Dennoch muss Giesecke nicht darben. Seit seiner Abwahl durch den Kreistag 2012 zahlt Teltow-Fläming Giesecke 75 Prozent seiner Landratsbezüge – und das bis zum regulären Ende seiner Amtszeit im Dezember 2017. Aktuell stehen Giesecke monatliche Bezüge von 6846,51 Euro zu – auf Kosten des Steuerzahlers und ohne Gegenleistung. Danach bezieht er dann Ruhegehalt.
Als Landrat war er einer der bestbezahlten Landesbeamten
Schwere Einbußen musste er nicht hinnehmen, trotz der festgestellten Straftaten, trotz Verfehlungen und Amtsmissbrauch und obwohl er gegen seine Pflichten als Beamter verstoßen hat. Das Innenministerium verzichtete auf Disziplinarmaßnahmen. Ein Vergleich mit anderen ranghohen Landesbeamten zeigt, in welchen Sphären sich Giesecke bewegte.

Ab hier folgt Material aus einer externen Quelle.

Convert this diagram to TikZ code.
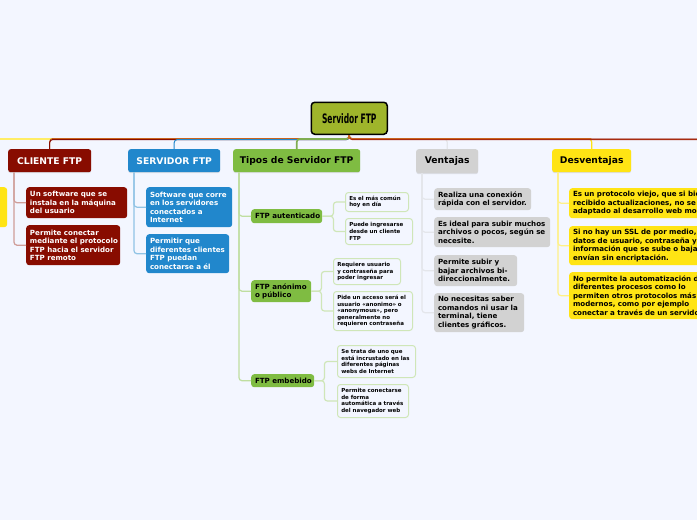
\documentclass[tikz,border=0pt]{standalone}
\usepackage{fontspec}
\setmainfont{DejaVu Sans}
\newfontfamily\titlefont[FakeStretch=0.58]{DejaVu Sans}
\usetikzlibrary{positioning,shadows}
\definecolor{bgcol}{HTML}{F3F6FF}
\definecolor{rootcol}{HTML}{9FB52B}
\definecolor{redcol}{HTML}{880C00}
\definecolor{bluecol}{HTML}{2187CC}
\definecolor{greencol}{HTML}{7FBC42}
\definecolor{graycol}{HTML}{D2D2D2}
\definecolor{yellowcol}{HTML}{FFE414}
\definecolor{trunkcol}{HTML}{C8641E}
\definecolor{trunkred}{HTML}{A82A10}
\colorlet{greenline}{greencol!50!white}
\colorlet{redline}{redcol!40!white}
\colorlet{blueline}{bluecol!50!white}
\colorlet{grayline}{graycol!45!bgcol}
\colorlet{yellowline}{yellowcol!50!white}
\tikzset{
  topic/.style n args={2}{anchor=north west, rounded corners=2.5pt, inner sep=0pt, align=center,
    minimum width=#1pt, minimum height=#2pt, font=\bfseries\fontsize{9.2}{11}\selectfont,
    drop shadow={shadow xshift=0pt, shadow yshift=-1pt, opacity=.2}},
  sub/.style n args={2}{anchor=north west, rounded corners=3pt, inner sep=0pt, align=left,
    text width=#1pt, minimum height=#2pt, font=\bfseries\fontsize{7.1}{8.5}\selectfont,
    execute at begin node={\leftskip=3.8pt\relax}},
  leaf/.style n args={2}{anchor=north west, rounded corners=3pt, draw=greenline!75!white, line width=1pt, fill=bgcol,
    inner sep=0pt, align=left, text width=#1pt, minimum height=#2pt,
    font=\bfseries\fontsize{5.5}{6.6}\selectfont,
    execute at begin node={\leftskip=3.8pt\relax}},
  link/.style={line width=1.2pt, rounded corners=3pt},
  trunk/.style={line width=1pt, rounded corners=3pt},
}
\begin{document}
\begin{tikzpicture}[x=1pt, y=-1pt]
  \clip (0,0) rectangle (697,520);
  \fill[bgcol] (0,0) rectangle (697,520);
  % main topics
  \node[draw=black, line width=1.5pt, fill=rootcol, anchor=north west, rounded corners=3.5pt, inner sep=0pt,
    minimum width=76pt, minimum height=32pt, font=\titlefont\bfseries\fontsize{13}{15}\selectfont] (root) at (310.5,101.5) {Servidor FTP};
  \node[topic={83}{23}, fill=redcol, text=white] (cliente) at (8,149) {CLIENTE FTP};
  \node[topic={92}{23}, fill=bluecol, text=white] (servidor) at (128,149) {SERVIDOR FTP};
  \node[topic={127}{23}, fill=greencol] (tipos) at (233,149) {Tipos de Servidor FTP};
  \node[topic={62}{24}, fill=graycol] (ventajas) at (416,149) {Ventajas};
  \node[topic={79}{23}, fill=yellowcol] (desventajas) at (552,149) {Desventajas};
  \coordinate (offleft) at (-10,149);
  \coordinate (offright) at (707,149);
  % trunk
  \draw[trunk, yellowcol!65!white, line width=1.6pt] (root.south) -- ++(0,4) -| (offleft);
  \draw[trunk, trunkcol] (root.south) -- ++(0,3.6) -| (cliente.north);
  \draw[trunk, redcol] (root.south) -- ++(0,4.6) -| (cliente.north);
  \draw[trunk, bluecol] (root.south) -- ++(0,4.6) -| (servidor.north);
  \draw[trunk, greencol!75!gray, line width=1.6pt] (root.south) -- ++(0,4) -| (tipos.north);
  \draw[trunk, grayline, line width=1.2pt] (root.south) -- ++(0,4) -| (ventajas.north);
  \draw[trunk, yellowcol, line width=1.2pt] (root.south) -- ++(0,4) -| (desventajas.north);
  \draw[trunk, redcol!45!white] (root.south) -- ++(0,3.6) -| (offright);
  \draw[trunk, trunkcol] (root.south) -- ++(0,3.6) -- ++(242,0);
  \draw[trunk, trunkred] (root.south) -- ++(0,4.6) -| (offright);
  \draw[line width=1.6pt, trunkcol] (root.south) -- ++(0,4);
  % cliente
  \node[sub={101}{31}, fill=redcol, text=white] (cl1) at (26,187) {Un software que se\\instala en la máquina\\del usuario};
  \node[sub={94}{40}, fill=redcol, text=white] (cl2) at (26,225) {Permite conectar\\mediante el protocolo\\FTP hacia el servidor\\FTP remoto};
  \draw[link, redline] ([xshift=6pt]cliente.south west) |- (cl1.west);
  \draw[link, redline] ([xshift=6pt]cliente.south west) |- (cl2.west);
  % servidor
  \node[sub={86}{40}, fill=bluecol, text=white] (se1) at (146,187) {Software que corre\\en los servidores\\conectados a\\Internet};
  \node[sub={83}{39}, fill=bluecol, text=white] (se2) at (146,234) {Permitir que\\diferentes clientes\\FTP puedan\\conectarse a él};
  \draw[link, blueline] ([xshift=6pt]servidor.south west) |- (se1.west);
  \draw[link, blueline] ([xshift=6pt]servidor.south west) |- (se2.west);
  % tipos
  \node[sub={71}{14}, fill=greencol] (auten) at (251,209) {FTP autenticado};
  \node[sub={60}{22}, fill=greencol] (anon) at (251,280) {FTP anónimo\\o público};
  \node[sub={63}{13}, fill=greencol] (embe) at (251,374) {FTP embebido};
  \draw[link, greenline] ([xshift=6pt]tipos.south west) |- (auten.west);
  \draw[link, greenline] ([xshift=6pt]tipos.south west) |- (anon.west);
  \draw[link, greenline] ([xshift=6pt]tipos.south west) |- (embe.west);
  \node[leaf={63}{19}] (au1) at (345,192) {Es el más común\\hoy en día};
  \node[leaf={67}{26}] (au2) at (345,218) {Puede ingresarse\\desde un cliente\\FTP};
  \draw[link, greenline!75!white] (auten.east) -- ++(11,0) |- (au1.west);
  \draw[link, greenline!75!white] (auten.east) -- ++(11,0) |- (au2.west);
  \node[leaf={67}{26}] (an1) at (333,258) {Requiere usuario\\y contraseña para\\poder ingresar};
  \node[leaf={79}{39}] (an2) at (333,291) {Pide un acceso será el\\usuario «anonimo» o\\«anonymous», pero\\generalmente no\\requieren contraseña};
  \draw[link, greenline!75!white] (anon.east) -- ++(10,0) |- (an1.west);
  \draw[link, greenline!75!white] (anon.east) -- ++(10,0) |- (an2.west);
  \node[leaf={78}{32}] (em1) at (337,345) {Se trata de uno que\\está incrustado en las\\diferentes páginas\\webs de Internet};
  \node[leaf={71}{33}] (em2) at (337,384) {Permite conectarse\\de forma\\automática a través\\del navegador web};
  \draw[link, greenline!75!white] (embe.east) -- ++(10,0) |- (em1.west);
  \draw[link, greenline!75!white] (embe.east) -- ++(10,0) |- (em2.west);
  % ventajas
  \node[sub={97}{22}, fill=graycol] (ve1) at (434,188) {Realiza una conexión\\rápida con el servidor.};
  \node[sub={116}{30}, fill=graycol] (ve2) at (434,217) {Es ideal para subir muchos\\archivos o pocos, según se\\necesite.};
  \node[sub={83}{31}, fill=graycol] (ve3) at (434,255) {Permite subir y\\bajar archivos bi-\\direccionalmente.};
  \node[sub={90}{39}, fill=graycol] (ve4) at (434,293) {No necesitas saber\\comandos ni usar la\\terminal, tiene\\clientes gráficos.};
  \draw[link, grayline] ([xshift=6pt]ventajas.south west) |- (ve1.west);
  \draw[link, grayline] ([xshift=6pt]ventajas.south west) |- (ve2.west);
  \draw[link, grayline] ([xshift=6pt]ventajas.south west) |- (ve3.west);
  \draw[link, grayline] ([xshift=6pt]ventajas.south west) |- (ve4.west);
  % desventajas
  \node[sub={160}{30}, fill=yellowcol] (de1) at (569,188) {Es un protocolo viejo, que si bie\\recibido actualizaciones, no se h\\adaptado al desarrollo web mod};
  \node[sub={160}{39}, fill=yellowcol] (de2) at (569,226) {Si no hay un SSL de por medio,\\datos de usuario, contraseña y\\información que se sube o baja\\envían sin encriptación.};
  \node[sub={160}{47}, fill=yellowcol] (de3) at (569,272) {No permite la automatización d\\diferentes procesos como lo\\permiten otros protocolos más\\modernos, como por ejemplo\\conectar a través de un servido};
  \draw[link, yellowline] ([xshift=6pt]desventajas.south west) |- (de1.west);
  \draw[link, yellowline] ([xshift=6pt]desventajas.south west) |- (de2.west);
  \draw[link, yellowline] ([xshift=6pt]desventajas.south west) |- (de3.west);
  % node cut by the left edge
  \node[sub={40}{40}, fill=yellowcol] (yel) at (-33,187) {};
\end{tikzpicture}
\end{document}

Einem amtierenden Landrat in dem Landkreis stehen nach einer Wiederwahl – bei Giesecke im Jahr 2009 – Bezüge nach der Besoldungsstufe B7 zu. Das sind aktuell 9128,68 Euro. Selbst der Polizeipräsident des Landes oder Abteilungsleiter in den Ministerien sind zwei Stufen und knapp 1000 Euro darunter. Nur der Präsident des Landesrechnungshofes, Staatssekretäre und der Chef der Staatskanzlei beziehen höheren Sold, von Regierungsmitgliedern ganz abgesehen.